Increased tension raises the fundamental frequency because frequency is proportional to the square root of tension (f ∝ √T). This is why tightening a guitar string (increasing tension) produces a higher pitch. However, excessive tension can damage the instrument or strings.
What’s the difference between fundamental frequency and harmonics?
The fundamental frequency is the lowest frequency at which a system naturally vibrates. Harmonics are integer multiples of this fundamental frequency (2f, 3f, 4f, etc.). The combination of these frequencies creates the characteristic timbre of an instrument.
Why do thicker strings produce lower pitches?
Thicker strings have greater linear mass density (μ). Since frequency is inversely proportional to the square root of mass density (f ∝ 1/√μ), increasing the thickness lowers the fundamental frequency for the same tension and length.

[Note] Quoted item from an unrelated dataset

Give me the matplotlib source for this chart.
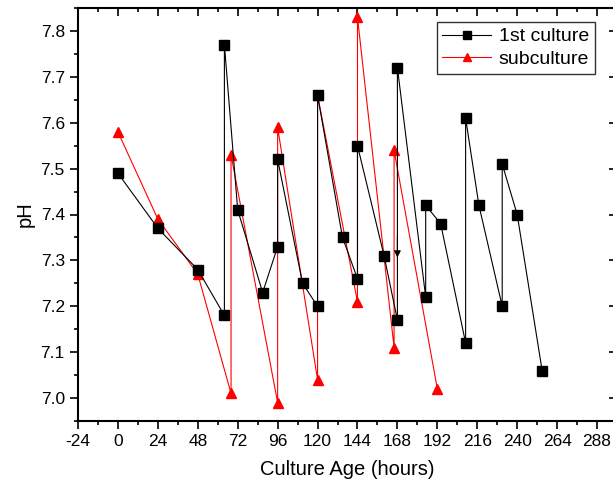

How accurate are these calculations for real instruments?
The calculations provide excellent approximations for ideal strings. Real instruments may vary by 1-5% due to factors like string stiffness (particularly in thick strings), non-ideal boundary conditions, and material inhomogeneities. Professional instrument makers use these calculations as starting points and then make empirical adjustments.
Can this calculator be used for non-string systems?
While designed for strings, the same principles apply to other vibrating systems like air columns in wind instruments (with different boundary conditions) or mechanical oscillators. For air columns, you would use the speed of sound instead of √(T/μ) in the calculations.
What units should I use for most accurate results?
For precise calculations, use these SI units:
- Length: meters (m)
- Tension: Newtons (N)
- Linear mass density: kilograms per meter (kg/m)